Resolution of the 1900 Act's Applicability
In addressing the applicability of the Act of May 26, 1900, the court distinguished between eligibility criteria and debt recovery mechanisms. The Act provided that only disabled veterans without adequate means of support could receive benefits from the Home, which was a prospective measure. The court pointed out that recovery under this Act could only apply to maintenance provided after the Act's enactment, which meant that any claim related to Paine's residence prior to this date could not be justified under this statute. Moreover, even for maintenance provided after the Act came into effect, the Act did not establish a framework for recovering costs incurred, therefore limiting the government's ability to claim reimbursement. The court emphasized that the resolution's provision for imposing a debt was not mirrored in the 1900 Act. Consequently, without a clear basis for recovery under the Act, the court determined that the plaintiff's claim could not stand on these grounds either.
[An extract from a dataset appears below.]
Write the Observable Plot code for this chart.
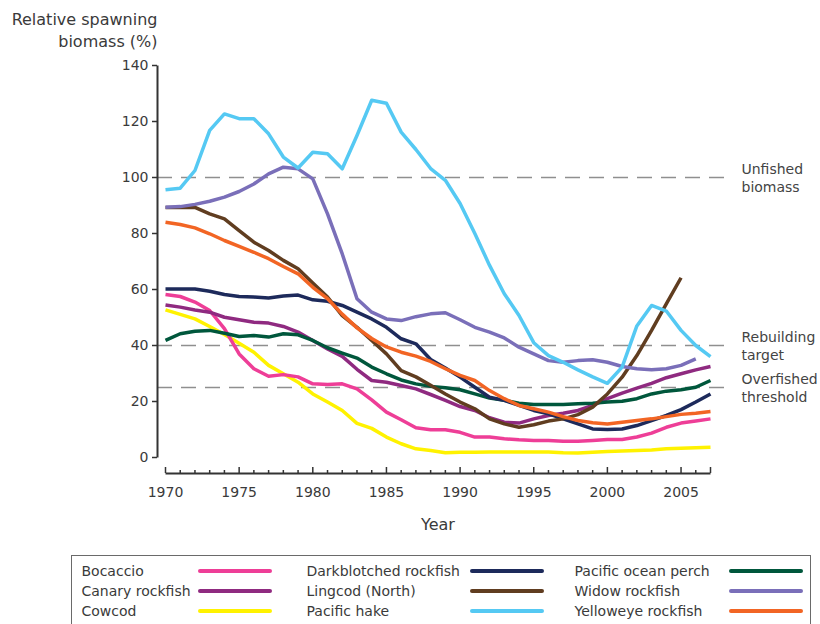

Conclusion on Quasi-Contract Theory
The court ultimately found that the plaintiff's reliance on quasi-contract principles was misplaced due to the absence of any fraudulent representation by Paine. It reiterated that quasi-contract claims typically require proof of deceit or misrepresentation, which was not present in this case. The lack of any evidence suggesting that Paine had concealed his financial situation eliminated the foundation for the government’s quasi-contract argument. Additionally, the court pointed out that the burden of proof rested with the plaintiff, and it had failed to demonstrate the requisite elements for establishing an indebtedness based on quasi-contract. The court's ruling underscored the importance of clear evidence when asserting claims against an estate, particularly in cases involving governmental entities and historical regulations. Therefore, the court ruled in favor of the defendant, affirming that the plaintiff had not sustained its burden of proof regarding the alleged debt owed to the government.